You'd be amazed how much fitness equipment you can squeeze into two broom cupboards, or how many sweaty people. If the man on the weighing-machine had had more hair, or indeed any hair at all, it would have brushed the knees of the girl on the exercise bike every time he leaned forward. Kadisha said there were plans to incorporate a multi-purpose exercise studio, but I'd had enough sport for one day and took the membership brochure home to ponder.
"Why don't you get a personal trainer," advised a well-heeled friend who is currently in the middle of an acrimonious divorce, most of the acrimony arising from her ex-husband's refusal to continue paying for her personal trainer. The mean beast, said Phoebe. "I know they're expensive. But they're 10 times more effective than going to a gym and work out cheaper because you stop going to gyms because they're so squalid." I thought of the bald man on the weighing-machine. How much is a personal trainer, and what exactly do they do, I asked. How long is a piece of string, said Phoebe.

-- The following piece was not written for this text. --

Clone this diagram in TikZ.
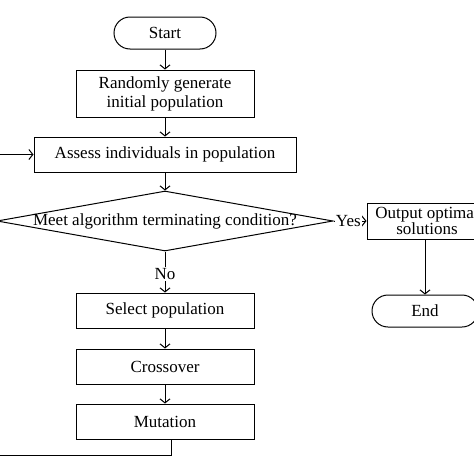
\documentclass[tikz,border=0pt]{standalone}
\usepackage{fontspec}
\setmainfont{Liberation Serif}
\usetikzlibrary{shapes.geometric,arrows.meta}

\tikzset{
  stepbox/.style={rectangle,draw,line width=1pt,align=center,inner sep=0pt},
  termbox/.style={rectangle,draw,line width=1pt,rounded corners=16pt,inner sep=0pt,
    minimum height=32pt},
  cond/.style={diamond,draw,line width=1pt,aspect=5.6,inner sep=0pt,
    minimum width=336pt,minimum height=60pt},
  flow/.style={-{Straight Barb[length=4pt,width=10pt]},line width=1pt},
  tag/.style={fill=white,inner sep=1pt}
}

\begin{document}
\begin{tikzpicture}[x=1pt,y=-1pt,font=\fontsize{17pt}{19pt}\selectfont]
\useasboundingbox (0,0) rectangle (474,474);
\clip (0,0) rectangle (474,474);

\node [termbox,minimum width=102pt] (start) at (165,33) {Start};
\node [stepbox,minimum width=178pt,minimum height=47pt] (init) at (165,93.5) {Randomly generate\\initial population};
\node [stepbox,minimum width=262pt,minimum height=35pt] (assess) at (165,154.5) {Assess individuals in population};
\node [cond] (check) at (165,221) {};
\node at (check.center) {Meet algorithm terminating condition?};
\node [stepbox,minimum width=120pt,minimum height=36pt] (output) at (427,221) {Output optimal\\[-3pt]solutions};
\node [termbox,minimum width=106pt] (end) at (425,311) {End};
\node [stepbox,minimum width=178pt,minimum height=35pt] (select) at (165,310.5) {Select population};
\node [stepbox,minimum width=178pt,minimum height=35pt] (cross) at (165,366.5) {Crossover};
\node [stepbox,minimum width=178pt,minimum height=35pt] (mut) at (165,421.5) {Mutation};
\coordinate (back) at (-10,455);

\draw [flow] (start) -- (init);
\draw [flow] (init) -- (assess);
\draw [flow] (assess) -- (check);
\draw [flow] (check.east) -- node [tag,pos=0.45] {Yes} (output);
\draw [flow] (check.south) -- node [tag,pos=0.55] {No} (select);
\draw [flow] (select) -- (cross);
\draw [flow] (cross) -- (mut);
\draw [flow] (output.south -| end) -- (end);
\draw [flow] ([xshift=6pt]mut.south) |- (back) |- (assess.west);
\end{tikzpicture}
\end{document}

Next morning, Anne-Marie, tall, lithe, blonde and carrying a sports bag full of weights and boxing gloves, arrived at 7.30 sharp. She specialises in that strain of martial arts known as Tai-Kwon-Do, her aim being not just to make you fit, but fighting fit. Her husband, Winston, is the British Tai kick-boxing champion. I don't suppose their neighbours complain about loud music after 10.30pm.
Between six and seven that morning Anne-Marie had personally trained a banker in Hampstead who wanted toning and muscle definition. After me she had a couple of housewives who wanted to lose weight and, that evening, she was seeing a barrister who was particularly fond of that Tai-Kwon- Do exercise where you jump, twist and kick. He likes kicking really hard.
I cleared sundry shoes, cereal bowls and items of clothing from the sitting- room floor and Anne-Marie took me through some warm-up exercises. "Great," she said, "you're doing great. Now kick this." She produced what looked like a leather oven-glove and held it at waist height. "Kerpow!" went my bare foot against the glove.
"Mum, where's my packed lunch?" said the youngest. Biff! Kerpow! Splat! I was now doing extended twist-kicks like Bruce Lee and the lawyer. "Where is his lunch?" asked my husband.
Anne-Marie was explaining how Tai-Kwon-Do was invented by oppressed Korean peasants. There was one particularly impressive aerial kick designed to unseat oppressive warlords from their horses but, unfortunately, she couldn't demonstrate it for me because she had just cracked a rib. Gosh, how? I asked. After a bad coughing fit, said Anne-Marie.
I should like to learn how to unseat an oppressive warlord but, in the meantime, Anne-Marie showed me how, with a graceful knee-jerk to the groin, I could unseat or more likely unman a mugger on the Northern Line.
Toning, muscle definition, self-defence. It's a snip. Go for it, Phoebe. Why settle for less?